With the Ivy Championship on the line, closer Griffin Dey ’19 struck out Penn’s game-tying run to strand three runners on base, ending a 23-year conference title drought and sending the Bulldogs to the NCAA tournament.
This year, with the team returning six All-Ivy selections, including two first-team honorees, the Bulldogs are primed with championship experience and ready to win back-to-back titles. The Elis graduated six seniors, including a pair of Major League draftees in Richard Slenker ’17 and outfielder Harrison White ’17, while Coach Craig Driver took a job with the Philadelphia Phillies.
“Expectations are really high going into the season,” pitcher Eric Brodkowitz ’18 said. “We had a really productive off season and are returning a lot of guys who’ve made a big impact in the past. It was tough losing Craig Driver, but by replacing him with Casey Frawley we should definitely be more than alright.”
With a talented lineup laden with sophomore starters in 2017, Yale atoned for its loss to Princeton in the 2016 Ivy League Championship by compiling a 34–18 overall record and sweeping Penn in the conference title series. The Elis’ standout 16–4 regular season record, tied for the best record by an Ivy League team since 2000, earned them first place in the Red Rolfe division and a trip to the conference championship. The Quakers were no match for the Blue in the first game of the series as Yale earned a convincing 5–0 shutout. Game Two was a much more tumultuous win for the Bulldogs as they built an early 11-run lead, powered by a pair of home runs by designated hitter Benny Wanger ’19, only to have it slip to four runs before Dey sealed the momentous victory.
That title earned the Bulldogs an automatic bid to the 2017 NCAA Division I Men’s Baseball Tournament, their first since 1994. After handily defeating Nebraska — the 2017 Big Ten regular season champions — in their opening game of the Corvallis regional, the Elis eventually advanced to the regional final. But 11–0 and 8–1 defeats to Oregon State, the No. 1 overall national seed, ended Yale’s run.
“It will be interesting coming off a championship to see how other teams approach each series against you,” Wanger said. “We’re expecting to see every opponent’s best effort as they try and beat the defending champions.”

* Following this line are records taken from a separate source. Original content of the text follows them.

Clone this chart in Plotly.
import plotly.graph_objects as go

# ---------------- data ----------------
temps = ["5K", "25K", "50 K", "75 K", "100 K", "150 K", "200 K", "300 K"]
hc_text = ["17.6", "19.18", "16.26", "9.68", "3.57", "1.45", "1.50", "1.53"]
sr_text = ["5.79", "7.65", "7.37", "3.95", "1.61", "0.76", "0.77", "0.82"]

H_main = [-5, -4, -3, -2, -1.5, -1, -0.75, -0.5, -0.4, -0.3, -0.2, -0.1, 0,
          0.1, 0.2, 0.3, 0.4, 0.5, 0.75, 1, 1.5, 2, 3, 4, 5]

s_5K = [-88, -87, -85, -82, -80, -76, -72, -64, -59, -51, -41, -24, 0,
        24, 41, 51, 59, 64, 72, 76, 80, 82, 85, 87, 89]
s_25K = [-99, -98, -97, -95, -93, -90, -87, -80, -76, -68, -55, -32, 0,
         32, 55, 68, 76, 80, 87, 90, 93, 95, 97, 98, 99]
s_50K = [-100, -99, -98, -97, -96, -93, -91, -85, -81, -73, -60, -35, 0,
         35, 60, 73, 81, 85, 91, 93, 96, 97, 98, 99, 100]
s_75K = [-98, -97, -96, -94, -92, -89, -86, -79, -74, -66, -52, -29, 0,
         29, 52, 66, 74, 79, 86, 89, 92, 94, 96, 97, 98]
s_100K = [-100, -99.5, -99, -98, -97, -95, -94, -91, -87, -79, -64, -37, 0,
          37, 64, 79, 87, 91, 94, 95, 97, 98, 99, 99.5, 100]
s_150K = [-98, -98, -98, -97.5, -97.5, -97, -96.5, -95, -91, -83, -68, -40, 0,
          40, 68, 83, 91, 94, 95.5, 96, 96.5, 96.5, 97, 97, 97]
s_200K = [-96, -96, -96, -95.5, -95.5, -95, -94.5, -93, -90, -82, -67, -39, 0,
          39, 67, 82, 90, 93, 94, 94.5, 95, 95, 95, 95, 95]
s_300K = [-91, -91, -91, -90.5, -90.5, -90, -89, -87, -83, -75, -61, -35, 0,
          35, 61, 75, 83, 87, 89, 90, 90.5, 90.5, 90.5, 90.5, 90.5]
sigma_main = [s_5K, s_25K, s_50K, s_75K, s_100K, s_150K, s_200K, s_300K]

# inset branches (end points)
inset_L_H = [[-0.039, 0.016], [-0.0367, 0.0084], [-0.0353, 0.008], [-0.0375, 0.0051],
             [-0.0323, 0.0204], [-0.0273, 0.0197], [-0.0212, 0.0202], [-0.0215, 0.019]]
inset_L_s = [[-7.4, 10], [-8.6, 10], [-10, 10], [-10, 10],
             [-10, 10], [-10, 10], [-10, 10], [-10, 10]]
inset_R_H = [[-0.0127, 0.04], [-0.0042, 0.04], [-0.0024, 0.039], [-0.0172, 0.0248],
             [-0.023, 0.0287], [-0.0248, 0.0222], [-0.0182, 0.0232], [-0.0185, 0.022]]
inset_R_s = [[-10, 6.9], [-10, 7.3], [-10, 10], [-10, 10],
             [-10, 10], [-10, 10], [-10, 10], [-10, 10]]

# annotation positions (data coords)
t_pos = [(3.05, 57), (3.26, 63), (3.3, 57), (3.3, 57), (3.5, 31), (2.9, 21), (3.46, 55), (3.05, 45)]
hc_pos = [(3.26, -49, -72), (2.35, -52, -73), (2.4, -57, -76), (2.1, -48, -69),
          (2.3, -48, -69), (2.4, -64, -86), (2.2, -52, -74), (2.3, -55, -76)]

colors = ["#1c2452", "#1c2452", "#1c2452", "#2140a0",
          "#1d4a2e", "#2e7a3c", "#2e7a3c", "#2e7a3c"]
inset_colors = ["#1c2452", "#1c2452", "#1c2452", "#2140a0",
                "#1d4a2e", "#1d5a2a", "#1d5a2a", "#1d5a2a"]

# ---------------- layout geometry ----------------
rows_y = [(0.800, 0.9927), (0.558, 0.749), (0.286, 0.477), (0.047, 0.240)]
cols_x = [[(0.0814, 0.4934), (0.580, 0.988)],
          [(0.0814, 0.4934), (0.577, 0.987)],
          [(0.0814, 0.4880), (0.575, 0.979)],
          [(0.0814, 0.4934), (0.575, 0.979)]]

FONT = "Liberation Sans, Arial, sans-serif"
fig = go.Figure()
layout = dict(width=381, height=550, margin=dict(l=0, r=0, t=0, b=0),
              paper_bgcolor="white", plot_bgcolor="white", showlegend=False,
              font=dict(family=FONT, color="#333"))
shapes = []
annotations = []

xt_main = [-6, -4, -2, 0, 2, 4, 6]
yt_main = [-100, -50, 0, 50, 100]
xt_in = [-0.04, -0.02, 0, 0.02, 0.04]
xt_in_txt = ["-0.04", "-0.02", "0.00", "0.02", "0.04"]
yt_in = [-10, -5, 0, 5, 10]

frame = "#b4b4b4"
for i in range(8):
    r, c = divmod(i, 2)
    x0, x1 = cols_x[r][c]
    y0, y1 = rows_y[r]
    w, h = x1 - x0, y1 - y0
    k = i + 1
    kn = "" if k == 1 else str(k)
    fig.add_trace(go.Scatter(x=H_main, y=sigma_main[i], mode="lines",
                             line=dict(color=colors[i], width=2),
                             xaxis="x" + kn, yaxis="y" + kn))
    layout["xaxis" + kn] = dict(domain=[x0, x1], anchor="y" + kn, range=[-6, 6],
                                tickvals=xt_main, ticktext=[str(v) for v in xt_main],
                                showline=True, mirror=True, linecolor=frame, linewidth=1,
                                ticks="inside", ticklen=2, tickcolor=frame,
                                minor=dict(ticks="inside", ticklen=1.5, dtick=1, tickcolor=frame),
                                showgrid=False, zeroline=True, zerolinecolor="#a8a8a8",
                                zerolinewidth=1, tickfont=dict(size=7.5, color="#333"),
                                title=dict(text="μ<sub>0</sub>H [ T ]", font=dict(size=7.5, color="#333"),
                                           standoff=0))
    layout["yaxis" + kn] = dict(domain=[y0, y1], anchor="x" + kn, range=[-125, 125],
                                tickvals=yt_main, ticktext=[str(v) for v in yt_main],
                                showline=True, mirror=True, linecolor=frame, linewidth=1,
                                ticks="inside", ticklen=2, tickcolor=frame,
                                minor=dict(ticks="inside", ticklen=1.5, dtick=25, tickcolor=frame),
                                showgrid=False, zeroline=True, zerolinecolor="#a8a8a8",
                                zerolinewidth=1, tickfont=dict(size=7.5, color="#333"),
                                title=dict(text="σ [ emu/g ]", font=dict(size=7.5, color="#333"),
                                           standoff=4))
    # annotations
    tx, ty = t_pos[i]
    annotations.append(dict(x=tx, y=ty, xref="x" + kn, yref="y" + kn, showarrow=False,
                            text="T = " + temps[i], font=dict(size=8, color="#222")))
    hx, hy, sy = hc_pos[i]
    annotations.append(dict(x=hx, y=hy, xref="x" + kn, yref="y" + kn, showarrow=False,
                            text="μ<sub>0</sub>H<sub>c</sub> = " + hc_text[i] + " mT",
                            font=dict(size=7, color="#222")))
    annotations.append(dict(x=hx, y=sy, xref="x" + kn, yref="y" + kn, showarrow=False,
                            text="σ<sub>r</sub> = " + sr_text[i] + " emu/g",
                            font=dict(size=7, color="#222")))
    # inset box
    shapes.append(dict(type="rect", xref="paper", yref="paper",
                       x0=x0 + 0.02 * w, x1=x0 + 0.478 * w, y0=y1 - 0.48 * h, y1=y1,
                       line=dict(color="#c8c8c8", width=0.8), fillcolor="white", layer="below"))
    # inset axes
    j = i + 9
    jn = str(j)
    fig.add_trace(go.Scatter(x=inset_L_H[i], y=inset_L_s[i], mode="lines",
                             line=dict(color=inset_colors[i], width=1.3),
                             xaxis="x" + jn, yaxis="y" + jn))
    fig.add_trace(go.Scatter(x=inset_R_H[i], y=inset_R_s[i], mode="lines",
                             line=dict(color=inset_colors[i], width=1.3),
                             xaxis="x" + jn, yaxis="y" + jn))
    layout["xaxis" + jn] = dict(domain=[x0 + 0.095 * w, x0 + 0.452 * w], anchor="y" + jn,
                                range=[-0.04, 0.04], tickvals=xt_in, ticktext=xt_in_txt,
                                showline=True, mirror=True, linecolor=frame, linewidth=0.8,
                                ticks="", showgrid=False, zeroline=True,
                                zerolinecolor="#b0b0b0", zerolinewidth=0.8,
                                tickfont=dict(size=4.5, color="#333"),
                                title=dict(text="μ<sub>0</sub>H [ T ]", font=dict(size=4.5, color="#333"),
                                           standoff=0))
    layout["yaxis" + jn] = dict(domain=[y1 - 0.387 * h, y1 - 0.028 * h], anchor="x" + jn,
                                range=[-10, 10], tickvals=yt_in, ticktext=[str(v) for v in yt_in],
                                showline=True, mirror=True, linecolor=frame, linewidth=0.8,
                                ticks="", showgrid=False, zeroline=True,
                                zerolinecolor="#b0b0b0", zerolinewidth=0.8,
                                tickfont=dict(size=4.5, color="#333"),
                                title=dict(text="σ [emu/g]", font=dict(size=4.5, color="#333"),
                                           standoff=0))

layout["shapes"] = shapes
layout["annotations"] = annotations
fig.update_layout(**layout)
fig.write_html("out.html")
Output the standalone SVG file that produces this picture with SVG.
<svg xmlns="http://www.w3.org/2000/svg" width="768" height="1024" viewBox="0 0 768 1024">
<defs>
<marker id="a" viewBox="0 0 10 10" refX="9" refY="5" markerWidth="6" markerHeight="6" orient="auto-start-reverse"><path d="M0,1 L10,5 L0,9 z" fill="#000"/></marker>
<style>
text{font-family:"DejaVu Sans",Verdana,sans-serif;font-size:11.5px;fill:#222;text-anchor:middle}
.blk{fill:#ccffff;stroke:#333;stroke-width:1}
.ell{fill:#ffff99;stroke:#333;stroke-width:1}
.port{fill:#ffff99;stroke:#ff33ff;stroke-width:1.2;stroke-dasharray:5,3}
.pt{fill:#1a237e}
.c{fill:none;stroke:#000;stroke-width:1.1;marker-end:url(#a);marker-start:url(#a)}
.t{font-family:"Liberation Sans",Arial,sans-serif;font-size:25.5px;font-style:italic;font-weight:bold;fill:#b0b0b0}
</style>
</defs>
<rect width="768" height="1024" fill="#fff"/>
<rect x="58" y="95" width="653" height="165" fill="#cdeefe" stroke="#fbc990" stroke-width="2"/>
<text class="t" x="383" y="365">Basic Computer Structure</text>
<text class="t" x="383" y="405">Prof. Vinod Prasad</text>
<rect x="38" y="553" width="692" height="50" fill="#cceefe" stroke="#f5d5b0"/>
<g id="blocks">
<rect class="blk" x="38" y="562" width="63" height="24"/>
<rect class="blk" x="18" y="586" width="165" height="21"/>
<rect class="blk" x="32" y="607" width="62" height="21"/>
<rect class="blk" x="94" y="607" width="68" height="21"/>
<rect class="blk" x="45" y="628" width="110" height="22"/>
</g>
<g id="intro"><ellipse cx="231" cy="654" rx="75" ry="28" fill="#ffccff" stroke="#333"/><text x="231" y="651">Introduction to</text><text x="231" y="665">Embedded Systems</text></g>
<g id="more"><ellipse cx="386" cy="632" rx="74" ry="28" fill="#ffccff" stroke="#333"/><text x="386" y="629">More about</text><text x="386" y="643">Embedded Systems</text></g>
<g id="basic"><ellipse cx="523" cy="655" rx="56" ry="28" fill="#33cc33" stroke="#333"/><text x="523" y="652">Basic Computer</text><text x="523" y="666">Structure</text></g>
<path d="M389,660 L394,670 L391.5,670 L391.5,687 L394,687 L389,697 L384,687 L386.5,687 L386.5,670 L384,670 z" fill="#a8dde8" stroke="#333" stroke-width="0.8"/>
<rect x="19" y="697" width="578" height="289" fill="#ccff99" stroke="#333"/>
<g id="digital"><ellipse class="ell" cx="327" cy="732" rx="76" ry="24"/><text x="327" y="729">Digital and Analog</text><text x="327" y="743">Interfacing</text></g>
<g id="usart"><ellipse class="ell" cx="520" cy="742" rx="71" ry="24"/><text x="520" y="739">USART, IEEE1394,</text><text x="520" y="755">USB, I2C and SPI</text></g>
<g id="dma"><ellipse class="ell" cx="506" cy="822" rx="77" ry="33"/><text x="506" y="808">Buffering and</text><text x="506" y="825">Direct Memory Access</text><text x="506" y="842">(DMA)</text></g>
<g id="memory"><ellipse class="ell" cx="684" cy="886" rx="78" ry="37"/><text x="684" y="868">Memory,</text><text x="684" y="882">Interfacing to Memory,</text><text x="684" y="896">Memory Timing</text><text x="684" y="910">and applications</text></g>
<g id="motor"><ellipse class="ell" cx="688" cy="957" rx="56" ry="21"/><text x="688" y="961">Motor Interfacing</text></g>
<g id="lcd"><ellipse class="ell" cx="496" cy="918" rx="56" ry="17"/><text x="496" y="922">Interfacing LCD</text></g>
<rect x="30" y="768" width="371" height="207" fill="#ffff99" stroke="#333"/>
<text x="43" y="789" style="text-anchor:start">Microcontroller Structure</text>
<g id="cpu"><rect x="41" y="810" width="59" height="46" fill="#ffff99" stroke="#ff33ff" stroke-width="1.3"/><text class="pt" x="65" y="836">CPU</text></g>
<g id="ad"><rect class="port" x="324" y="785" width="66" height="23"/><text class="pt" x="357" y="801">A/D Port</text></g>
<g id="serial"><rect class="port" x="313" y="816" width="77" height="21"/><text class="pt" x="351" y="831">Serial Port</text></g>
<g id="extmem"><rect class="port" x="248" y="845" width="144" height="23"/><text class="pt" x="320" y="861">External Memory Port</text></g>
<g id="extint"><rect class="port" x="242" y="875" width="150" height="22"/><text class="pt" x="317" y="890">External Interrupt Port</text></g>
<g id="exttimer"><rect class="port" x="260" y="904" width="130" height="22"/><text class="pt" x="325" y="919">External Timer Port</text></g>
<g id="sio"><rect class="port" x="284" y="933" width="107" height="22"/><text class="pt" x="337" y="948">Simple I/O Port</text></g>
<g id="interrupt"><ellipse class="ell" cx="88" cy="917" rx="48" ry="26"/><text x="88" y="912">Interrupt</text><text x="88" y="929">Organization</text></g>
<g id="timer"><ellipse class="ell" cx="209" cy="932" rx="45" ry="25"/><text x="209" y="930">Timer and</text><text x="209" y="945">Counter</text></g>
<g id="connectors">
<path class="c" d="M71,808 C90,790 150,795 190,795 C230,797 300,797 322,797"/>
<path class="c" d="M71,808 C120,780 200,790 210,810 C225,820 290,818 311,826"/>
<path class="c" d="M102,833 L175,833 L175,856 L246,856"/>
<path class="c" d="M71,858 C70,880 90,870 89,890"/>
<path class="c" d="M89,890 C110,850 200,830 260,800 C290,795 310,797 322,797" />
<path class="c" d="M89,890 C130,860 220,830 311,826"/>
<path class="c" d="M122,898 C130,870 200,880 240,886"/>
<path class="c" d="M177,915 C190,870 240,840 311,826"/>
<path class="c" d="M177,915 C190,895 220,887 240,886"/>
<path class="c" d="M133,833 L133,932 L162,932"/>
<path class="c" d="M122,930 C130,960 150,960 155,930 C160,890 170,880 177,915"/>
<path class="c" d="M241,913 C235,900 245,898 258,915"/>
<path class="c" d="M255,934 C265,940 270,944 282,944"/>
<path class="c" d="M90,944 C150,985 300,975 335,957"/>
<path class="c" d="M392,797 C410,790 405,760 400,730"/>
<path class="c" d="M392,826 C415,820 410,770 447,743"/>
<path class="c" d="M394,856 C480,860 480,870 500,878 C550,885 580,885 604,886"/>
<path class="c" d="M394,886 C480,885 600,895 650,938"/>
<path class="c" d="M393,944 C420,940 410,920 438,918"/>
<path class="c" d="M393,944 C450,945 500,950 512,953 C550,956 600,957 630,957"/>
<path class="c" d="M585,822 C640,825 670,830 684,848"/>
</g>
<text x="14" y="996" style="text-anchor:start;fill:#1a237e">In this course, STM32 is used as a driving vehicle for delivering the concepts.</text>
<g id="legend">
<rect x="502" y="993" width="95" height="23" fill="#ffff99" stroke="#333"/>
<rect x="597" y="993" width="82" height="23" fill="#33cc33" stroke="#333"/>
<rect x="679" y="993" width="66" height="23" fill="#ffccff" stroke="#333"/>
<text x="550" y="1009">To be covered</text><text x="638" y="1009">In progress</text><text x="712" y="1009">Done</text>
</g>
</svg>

Now, the Bulldogs are looking to repeat as Ivy champions, led by the return of right-handed ace Scott Politz, who earned First Team All-Ivy honors a season ago after posting a 11–2 record to go along with 69 strikeouts in conference play. Politz will lead a rotation that returns all nine of the pitchers who threw for the Elis in their four most recent games at the Corvallis regional.
Couple that potpourri of pitching with an offensive lineup that returns six of its top seven leaders in batting average from 2017 and the Bulldogs seem the obvious frontrunners for the Ancient Eight crown. Outfielder Tim DeGraw will set the table for the heart of the Bulldog lineup; he led the team with a .343 average to go along with a .428 on-base-percentage last season. Meanwhile, Dey and unanimous First Team All-Ivy honoree Wanger will once again be Yale’s top long-ball threats after the pair of sluggers combined for 18 home runs last season.
“As a team, we have our goals set high,” shortstop Dai Dai Otaka ’20 said. “We have the best players in the Ivy League and are capable for an even better season than last year. We are looking forward to winning the Ivy League Championship, make regionals, and win that as well. With that being said, we are definitely looking to play one game at a time.”
This season, the Ivy League is also eliminating the format of conference play that had been in place since 1993. Instead of a two-division conference consisting of four teams each in the Red Rolfe division and the Lou Gehrig division, each team in the Ancient Eight will now play every other team in a single three-game series. The two teams playing in the Ivy League Championship Series will be those with the two best records at the end of the schedule, with the team atop the standings earning home-field advantage.
In the 2018 preseason conference media poll, the Bulldogs are the favorites to repeat as Ivy League champions, garnering 15 of 16 first-place votes. The team expected to challenge the Elis for the top spot is Columbia, which is projected to take the second seed, according to the poll.
But before Yale opens Ivy play against Columbia in late March, the Bulldogs embark on a challenging non-conference schedule headlined by the fact that all of their first 22 games will all be either on the road or at neutral sites. After playing at Texas A&M and Clemson the past two seasons, the Elis will once again take on a national power when they head to No. 17 Virginia for a three-game series in early March. Following their date with the 2014 national champions, Yale will play four straight games on the road at Davidson, a team that advanced to the super regionals of last season’s NCAA Tournament.
“The nonleague games at the beginning of the season like UVA give us a good preview of the types of teams we will see in the postseason and get us prepared for the most important 21 league games,” Politz said.
The Bulldogs will open the season at Campbell in North Carolina on Friday at 5 p.m.